Perhaps nothing has so enhanced the power of the clerisy as the expansion of universities. Overall, the percentage of college graduates in the labor force soared from under 11 percent in 1970 to over 30 percent four decades later. The number of people enrolled in college in the United States has grown from 5 million in 1964 to some 20 million today. Universities, particularly elite institutions, have emerged as the primary gatekeepers and ideological shapers for the upper classes. A National Journal survey of 250 top American public-sector decision-makers found that 40 percent were Ivy League graduates. Only a quarter had earned graduate degrees from a public university.
Orthodoxy of viewpoints in contemporary higher education is increasingly rigid. In 1990, according to survey data by UCLA’s Higher Education Research Institute, 42 percent of professors identified as “liberal” or “far-left.” By 2014, that number had jumped to 60 percent. Another study of 51 top colleges found the proportion of liberals to conservatives ranging from at least 8 to 1 to as much as 70 to 1. At elite liberal arts schools like Wellesley, Swarthmore, and Williams, the proportion reaches 120 to 1.
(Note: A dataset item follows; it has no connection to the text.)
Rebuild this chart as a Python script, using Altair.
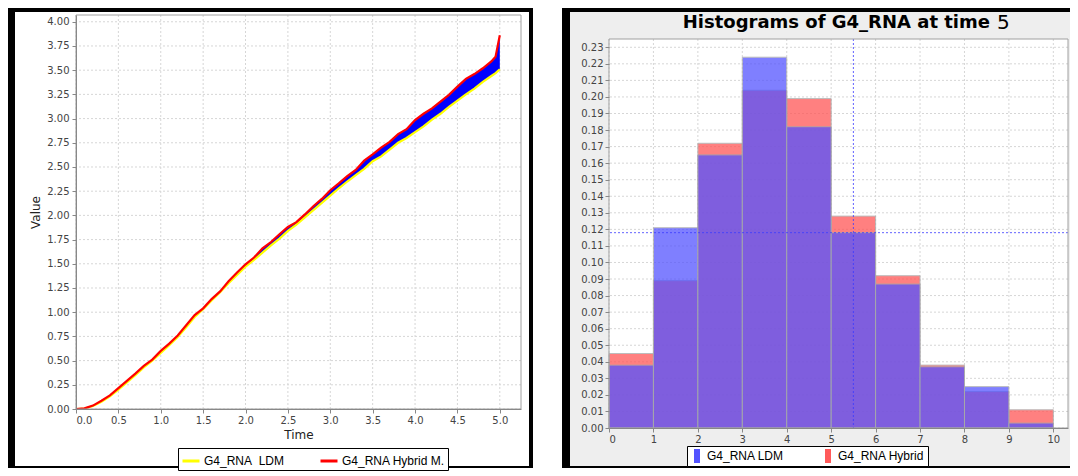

These trends are particularly acute in fields that affect public policy and opinion. Well short of 10 percent of faculty at leading law schools, such as Harvard, Yale, Stanford, Columbia, and Berkeley—schools that graduate many of the nation’s leaders—describe themselves as conservative. Leading journalism schools, including Columbia, have moved away from teaching the fundamentals of reporting and adopted an openly left social-justice agenda.
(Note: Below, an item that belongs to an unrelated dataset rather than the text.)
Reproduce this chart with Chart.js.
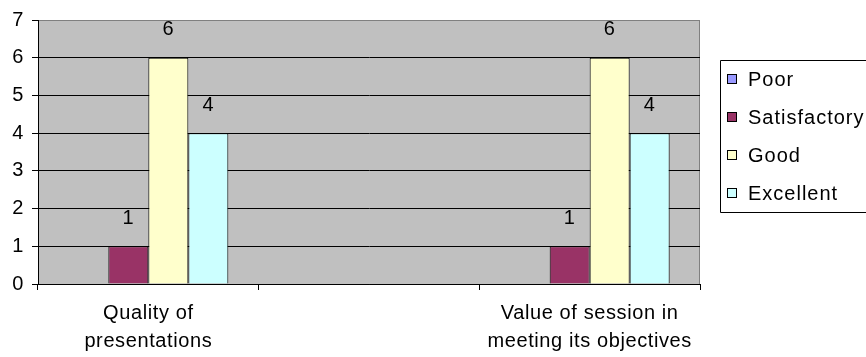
<!DOCTYPE html>
<html>
<head>
<meta charset="utf-8">
<script src="https://cdn.jsdelivr.net/npm/chart.js@4/dist/chart.umd.min.js"></script>
<style>
  html, body { margin: 0; padding: 0; background: #fff; overflow: hidden; }
  #wrap { width: 866px; height: 357px; }
</style>
</head>
<body>
<div id="wrap"><canvas id="surveyChart"></canvas></div>
<script>
    const categories = [['Quality of', 'presentations'], '', ['Value of session in', 'meeting its objectives']];
    const seriesNames = ['Poor', 'Satisfactory', 'Good', 'Excellent'];
    const poor = [0, null, 0];
    const satisfactory = [1, null, 1];
    const good = [6, null, 6];
    const excellent = [4, null, 4];
    const yTicks = [0, 1, 2, 3, 4, 5, 6, 7];
    const colors = ['#9999FF', '#993366', '#FFFFCC', '#CCFFFF'];

    const FONT = 'Arial, "Liberation Sans", sans-serif';

    // grey plot area with the thin outer frame, drawn under the grid
    const plotBackground = {
      id: 'plotBackground',
      beforeDraw(chart) {
        const { ctx, chartArea: a } = chart;
        // slightly looser text for everything the chart draws afterwards
        ctx.letterSpacing = '0.6px';
        ctx.save();
        ctx.fillStyle = '#C0C0C0';
        ctx.fillRect(a.left, a.top, a.right - a.left, a.bottom - a.top);
        ctx.strokeStyle = '#808080';
        ctx.lineWidth = 1;
        ctx.strokeRect(a.left + 0.5, a.top + 0.5, a.right - a.left - 1, a.bottom - a.top);
        ctx.restore();
      },
    };

    // value labels above each non-zero bar
    const valueLabels = {
      id: 'valueLabels',
      afterDatasetsDraw(chart) {
        const { ctx } = chart;
        ctx.save();
        ctx.font = '20px ' + FONT;
        ctx.fillStyle = '#000';
        ctx.textAlign = 'center';
        ctx.textBaseline = 'middle';
        chart.data.datasets.forEach((ds, i) => {
          chart.getDatasetMeta(i).data.forEach((bar, j) => {
            const v = ds.data[j];
            if (v) ctx.fillText(String(v), bar.x, bar.y - 28);
          });
        });
        ctx.restore();
      },
    };

    // boxed legend on the right, open on the side that runs off the canvas
    const boxLegend = {
      id: 'boxLegend',
      afterDraw(chart) {
        const { ctx, width } = chart;
        ctx.save();
        ctx.strokeStyle = '#000';
        ctx.lineWidth = 1;
        ctx.beginPath();
        ctx.moveTo(width, 60.5);
        ctx.lineTo(720.5, 60.5);
        ctx.lineTo(720.5, 212.5);
        ctx.lineTo(width, 212.5);
        ctx.stroke();
        ctx.font = '20px ' + FONT;
        ctx.letterSpacing = '1px';
        ctx.textBaseline = 'middle';
        chart.data.datasets.forEach((ds, i) => {
          const y = 79 + i * 38;
          ctx.fillStyle = ds.backgroundColor;
          ctx.fillRect(727.5, y - 4.5, 9, 9);
          ctx.strokeRect(727.5, y - 4.5, 9, 9);
          ctx.fillStyle = '#000';
          ctx.fillText(ds.label, 748, y + 1);
        });
        ctx.restore();
      },
    };

    const seriesData = [poor, satisfactory, good, excellent];

    const ctx = document.getElementById('surveyChart').getContext('2d');
    const surveyChart = new Chart(ctx, {
      type: 'bar',
      data: {
        labels: categories,
        datasets: seriesNames.map((name, i) => ({
          label: name,
          data: seriesData[i],
          backgroundColor: colors[i],
          borderColor: '#000',
          borderWidth: 1,
          categoryPercentage: 0.725,
          barPercentage: 1,
        })),
      },
      plugins: [plotBackground, valueLabels, boxLegend],
      options: {
        responsive: true,
        maintainAspectRatio: false,
        animation: false,
        layout: {
          padding: { top: 20, right: 166, left: 0, bottom: 0 },
        },
        plugins: {
          legend: { display: false },
          tooltip: { enabled: false },
        },
        scales: {
          y: {
            min: 0,
            max: 7,
            afterFit(scale) { scale.width = 38; },
            afterBuildTicks(scale) { scale.ticks = yTicks.map(v => ({ value: v })); },
            ticks: {
              color: '#000',
              padding: 8,
              font: { family: FONT, size: 20 },
            },
            grid: {
              color: ctx => (ctx.tick && ctx.tick.value === 7 ? '#808080' : '#000'),
              lineWidth: 1,
              tickLength: 6,
              tickColor: '#000',
            },
            border: { color: '#000', width: 1 },
          },
          x: {
            afterFit(scale) { scale.height = 73; },
            ticks: {
              color: '#000',
              padding: 9,
              maxRotation: 0,
              autoSkip: false,
              font: { family: FONT, size: 20, lineHeight: 1.4 },
            },
            grid: {
              drawOnChartArea: false,
              tickLength: 6,
              tickColor: '#000',
            },
            border: { color: '#000', width: 1 },
          },
        },
      },
    });
</script>
</body>
</html>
Once largely a college phenomenon, progressive ideology is now being pressed upon elementary school students, a development that could transform our politics permanently. As authoritarians from Stalin and Hitler to Mao all recognized, youth are the most susceptible to propaganda and most easily shaped by the worldview of their instructors. This process has been most apparent in the environmental movement, which has elevated as its ideological battering ram the unlikely figure of Greta Thunberg, a seemingly troubled Swedish teenager. With her harsh millenarian rhetoric about the end of the world, she reprises the role played by youthful religious fanatics during the “children’s crusade” of the thirteenth century or, more recently, the Red Guards, whom Mao mobilized to silence his critics.
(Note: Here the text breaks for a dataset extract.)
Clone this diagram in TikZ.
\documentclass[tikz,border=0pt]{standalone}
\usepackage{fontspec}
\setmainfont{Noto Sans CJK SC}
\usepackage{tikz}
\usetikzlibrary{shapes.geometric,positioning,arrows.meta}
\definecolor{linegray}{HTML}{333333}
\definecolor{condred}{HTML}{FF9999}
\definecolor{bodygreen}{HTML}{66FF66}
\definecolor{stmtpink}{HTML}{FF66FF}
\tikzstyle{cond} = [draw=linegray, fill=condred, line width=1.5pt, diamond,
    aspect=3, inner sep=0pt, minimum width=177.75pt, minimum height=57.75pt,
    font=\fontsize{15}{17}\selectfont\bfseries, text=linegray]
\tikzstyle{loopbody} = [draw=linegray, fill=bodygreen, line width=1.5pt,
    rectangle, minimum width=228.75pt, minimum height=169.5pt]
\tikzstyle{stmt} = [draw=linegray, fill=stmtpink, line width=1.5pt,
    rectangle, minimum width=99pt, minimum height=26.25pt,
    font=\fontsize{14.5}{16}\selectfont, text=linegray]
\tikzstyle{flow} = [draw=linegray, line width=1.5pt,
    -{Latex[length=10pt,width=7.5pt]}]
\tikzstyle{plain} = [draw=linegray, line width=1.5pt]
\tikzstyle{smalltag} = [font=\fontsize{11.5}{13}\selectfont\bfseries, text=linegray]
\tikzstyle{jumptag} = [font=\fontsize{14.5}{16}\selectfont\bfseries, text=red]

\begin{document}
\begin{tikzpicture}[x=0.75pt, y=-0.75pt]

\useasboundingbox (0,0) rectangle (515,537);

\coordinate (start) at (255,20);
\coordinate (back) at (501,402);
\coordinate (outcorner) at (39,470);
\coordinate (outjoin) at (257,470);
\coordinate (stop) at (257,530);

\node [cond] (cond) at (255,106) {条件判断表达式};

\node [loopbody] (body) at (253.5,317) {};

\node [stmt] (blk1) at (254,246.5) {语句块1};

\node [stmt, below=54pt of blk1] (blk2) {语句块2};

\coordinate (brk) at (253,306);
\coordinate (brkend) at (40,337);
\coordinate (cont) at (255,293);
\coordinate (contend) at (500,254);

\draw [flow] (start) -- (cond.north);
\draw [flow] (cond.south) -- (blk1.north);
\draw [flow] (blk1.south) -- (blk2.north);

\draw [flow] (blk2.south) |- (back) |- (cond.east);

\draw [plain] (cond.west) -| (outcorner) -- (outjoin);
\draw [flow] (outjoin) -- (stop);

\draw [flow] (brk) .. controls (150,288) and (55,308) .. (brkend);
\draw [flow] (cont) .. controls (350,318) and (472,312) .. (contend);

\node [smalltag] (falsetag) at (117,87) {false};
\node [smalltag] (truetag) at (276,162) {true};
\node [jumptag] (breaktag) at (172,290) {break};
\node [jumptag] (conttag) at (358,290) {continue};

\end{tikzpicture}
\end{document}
The politicization of basic education, particularly concerning American history, is notable throughout the country but most entrenched in liberal regions such as New York City and Minneapolis. In California, schools are scrapping measures such as exit exams for more ideologically correct policies. Once a leader in educational innovation and performance, California now toils near the bottom of the pack, ranked 40th on Education Week’s composite score of school performance. These poor results mean little to progressives in places like the Los Angeles Unified School District, which has banned “willful defiance” removals and suspensions in the name of racial equity. A bill that would do the same statewide is moving through the legislature, along with a massive campaign to weaken the state’s charter schools. Nothing has been more illustrative of our educational establishment’s far-left, racialist agenda—tinged with a strong dose of anti-capitalist indoctrination—than the draft proposal for an “ethnic studies” curriculum for the state’s schools. The program has provoked fierce opposition and is unlikely to be adopted in its present form, but activists will surely keep trying.
Ethnic-studies programs are aimed at high schoolers who often lack even the most basic understanding of American history. Incapable of meeting national standards for basic grade-level English language arts and mathematics, many of these students would instead learn academic jargon like misogynoir, cisheteropatriarchy, and hxrstory—which ethnic-studies advocates, such as R. Tolteka Cuauhtin, a member of the advisory committee that worked on the draft, defend in the name of legitimating the discipline. “AP Chemistry, for example, has some very complex academic terms, difficult to pronounce, but it’s expected because it’s AP Chemistry,” Cuauhtin explains.
The clerisy is working to undermine basic liberal democracy. In the years ahead, technology will help shape attitudes on everything from the environment to the existence of “unconscious bias” against racial and sexual minorities. China’s efforts to control and monitor thought, sometimes assisted by U.S. tech firms, are likely a hint of things to come in Europe, Australia, and North America. Already we see the rise of a new political generation with little use for the Western political tradition or the cultural values that shaped it. American millennials—despite, or perhaps because of, their high educational attainment—are increasingly inculcated with the idea that America is hopelessly racist and oppressive. Their worldview includes embracing limits on free speech. Some 40 percent of millennials, notes Pew, favor limiting speech deemed offensive to minorities—well above the already-depressing 27 percent among Gen-Xers and 24 percent among baby boomers. Among the oldest cohorts, though—those who likely remember fascist and Communist regimes—only 12 percent support such restrictions. European millennials also display far less faith in democracy and fewer objections to autocratic control than Americans or previous generations. Young Europeans are almost three times as likely to see democracy as failing than their elders, and many in countries as diverse in Sweden, Hungary, Spain, Poland, and Slovakia embrace the far Right, while others, notably in Great Britain and France, favor the far Left.
With lower levels of cultural literacy and reduced interest in history, the new generation could reprise the intellectual deterioration of the Middle Ages, when, according to Belgian historian Henri Pirenne, “the very mind of man was going through degeneration.” Just as the feudal prelates disdained classical culture, today’s clerisy seeks to unmoor liberal culture and the Western political tradition; nearly 40 percent of young Americans, for example, think that the country lacks “a history to be proud of.” Far smaller numbers than previous generations prize family, religion, or patriotism.
If one does not even know about the complex legacy underpinning democracy, including the drive for individual freedom and open discussion, one is not likely to understand when it is in peril. If we are to save our uniquely open civilization, we must counter the clerisy’s efforts to discredit our past and demolish our future.